How does it end? Well I’m back in Jakarta and getting ready to leave on Wednesday. The travel agent changed my flight while I was on my way to Singapore for no extra charge. I had a nice Indian vegetarian lunch at my favorite Changi airport restaurant, and got back to Jakarta in the evening.

There have been so many little errand-gone bad adventures over the last year. It’s a funny class of travel story, because they’re sort of hard to tell. The best travel stories have some kind of real disaster or unintended hardship, but they’ve got to be big enough to bother mentioning. In Jakarta among other expat friends, the errand-gone-bad story has a big market. We swap them all the time. Scary motorcycle taxi rides, accidentally ordering food you don’t want, getting stuck in a traffic jam for four hours in the rain.

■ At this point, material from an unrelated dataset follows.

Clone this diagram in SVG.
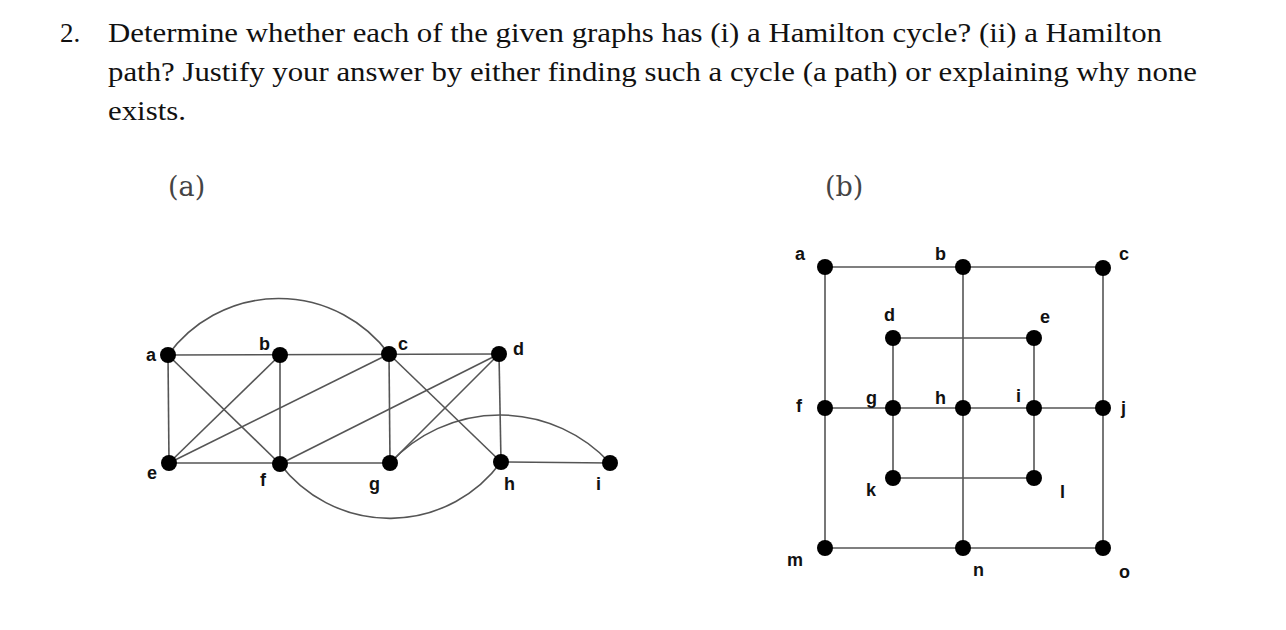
<svg xmlns="http://www.w3.org/2000/svg" width="1286" height="630" viewBox="0 0 1286 630">
<style>
.t{font-family:"Liberation Serif",serif;font-size:27px;fill:#111}
.p{font-family:"DejaVu Serif","Liberation Serif",serif;font-size:27px;fill:#444}
.l{font-family:"Liberation Sans",sans-serif;font-weight:bold;font-size:18px;fill:#111}
line,path{stroke:#555;stroke-width:1.6;fill:none}
circle{fill:#000}
</style>
<rect width="1286" height="630" fill="#fff"/>
<text class="t" x="60" y="42">2.</text>
<text class="t" x="108" y="42" textLength="1054" lengthAdjust="spacingAndGlyphs">Determine whether each of the given graphs has (i) a Hamilton cycle? (ii) a Hamilton</text>
<text class="t" x="108" y="81" textLength="1089" lengthAdjust="spacingAndGlyphs">path? Justify your answer by either finding such a cycle (a path) or explaining why none</text>
<text class="t" x="108" y="120" textLength="78" lengthAdjust="spacingAndGlyphs">exists.</text>
<text class="p" x="168" y="196">(a)</text>
<text class="p" x="825" y="196">(b)</text>
<g id="edges-a">
<line x1="168" y1="355" x2="499" y2="354"/>
<line x1="168" y1="355" x2="169" y2="463"/>
<line x1="169" y1="463" x2="390" y2="463"/>
<line x1="501" y1="462" x2="610" y2="463"/>
<line x1="168" y1="355" x2="280" y2="464"/>
<line x1="280" y1="355" x2="169" y2="463"/>
<line x1="280" y1="355" x2="280" y2="464"/>
<line x1="389" y1="354" x2="169" y2="463"/>
<line x1="389" y1="354" x2="390" y2="463"/>
<line x1="389" y1="354" x2="501" y2="462"/>
<line x1="499" y1="354" x2="280" y2="464"/>
<line x1="499" y1="354" x2="390" y2="463"/>
<line x1="499" y1="354" x2="501" y2="462"/>
<path d="M168 355 A137 137 0 0 1 389 354"/>
<path d="M280 464 A138 138 0 0 0 501 462"/>
<path d="M390 463 A150 150 0 0 1 610 463"/>
</g>
<g id="edges-b">
<line x1="825" y1="267" x2="1103" y2="267"/>
<line x1="825" y1="267" x2="825" y2="548"/>
<line x1="1103" y1="267" x2="1103" y2="548"/>
<line x1="825" y1="548" x2="1103" y2="548"/>
<line x1="963" y1="267" x2="963" y2="548"/>
<line x1="825" y1="408" x2="1103" y2="408"/>
<line x1="893" y1="338" x2="1034" y2="338"/>
<line x1="893" y1="478" x2="1034" y2="478"/>
<line x1="893" y1="338" x2="893" y2="478"/>
<line x1="1034" y1="338" x2="1034" y2="478"/>
</g>
<g id="a-a"><circle cx="168" cy="355" r="8"/><text class="l" x="146" y="361">a</text></g>
<g id="a-b"><circle cx="280" cy="355" r="8"/><text class="l" x="259" y="350">b</text></g>
<g id="a-c"><circle cx="389" cy="354" r="8"/><text class="l" x="398" y="350">c</text></g>
<g id="a-d"><circle cx="499" cy="354" r="8"/><text class="l" x="513" y="355">d</text></g>
<g id="a-e"><circle cx="169" cy="463" r="8"/><text class="l" x="147" y="479">e</text></g>
<g id="a-f"><circle cx="280" cy="464" r="8"/><text class="l" x="260" y="486">f</text></g>
<g id="a-g"><circle cx="390" cy="463" r="8"/><text class="l" x="369" y="490">g</text></g>
<g id="a-h"><circle cx="501" cy="462" r="8"/><text class="l" x="504" y="490">h</text></g>
<g id="a-i"><circle cx="610" cy="463" r="8"/><text class="l" x="596" y="490">i</text></g>
<g id="b-a"><circle cx="825" cy="267" r="8"/><text class="l" x="795" y="260">a</text></g>
<g id="b-b"><circle cx="963" cy="267" r="8"/><text class="l" x="935" y="260">b</text></g>
<g id="b-c"><circle cx="1103" cy="268" r="8"/><text class="l" x="1119" y="260">c</text></g>
<g id="b-d"><circle cx="893" cy="338" r="8"/><text class="l" x="884" y="321">d</text></g>
<g id="b-e"><circle cx="1034" cy="338" r="8"/><text class="l" x="1040" y="323">e</text></g>
<g id="b-f"><circle cx="825" cy="408" r="8"/><text class="l" x="796" y="412">f</text></g>
<g id="b-g"><circle cx="893" cy="408" r="8"/><text class="l" x="866" y="404">g</text></g>
<g id="b-h"><circle cx="963" cy="408" r="8"/><text class="l" x="935" y="404">h</text></g>
<g id="b-i"><circle cx="1034" cy="408" r="8"/><text class="l" x="1016" y="402">i</text></g>
<g id="b-j"><circle cx="1103" cy="408" r="8"/><text class="l" x="1121" y="414">j</text></g>
<g id="b-k"><circle cx="893" cy="478" r="8"/><text class="l" x="866" y="496">k</text></g>
<g id="b-l"><circle cx="1034" cy="478" r="8"/><text class="l" x="1060" y="498">l</text></g>
<g id="b-m"><circle cx="825" cy="548" r="8"/><text class="l" x="787" y="566">m</text></g>
<g id="b-n"><circle cx="963" cy="548" r="8"/><text class="l" x="973" y="576">n</text></g>
<g id="b-o"><circle cx="1103" cy="548" r="8"/><text class="l" x="1119" y="578">o</text></g>
</svg>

“Today I tried to go see a movie but there were no English subtitles. You should have seen the drama that ensued when we walked out and asked to see another movie instead.”

That’s a true story. Happened to our friends. The manager called a meeting and blamed the poor couple for failing to realize their error before the movie started. It ends as well as many such stories do. Instead of a French art film , they saw Spiderman III.

It’s not a Joseph Conrad narrative, but those moments can feel just as alienating and desperate and even exotic. They’re hard. Little punctuated moments in the story arc of our adjustment.

Sometime, I’ll tell you the one about my trip to the post office where I had to check in at seven different desks to mail a letter.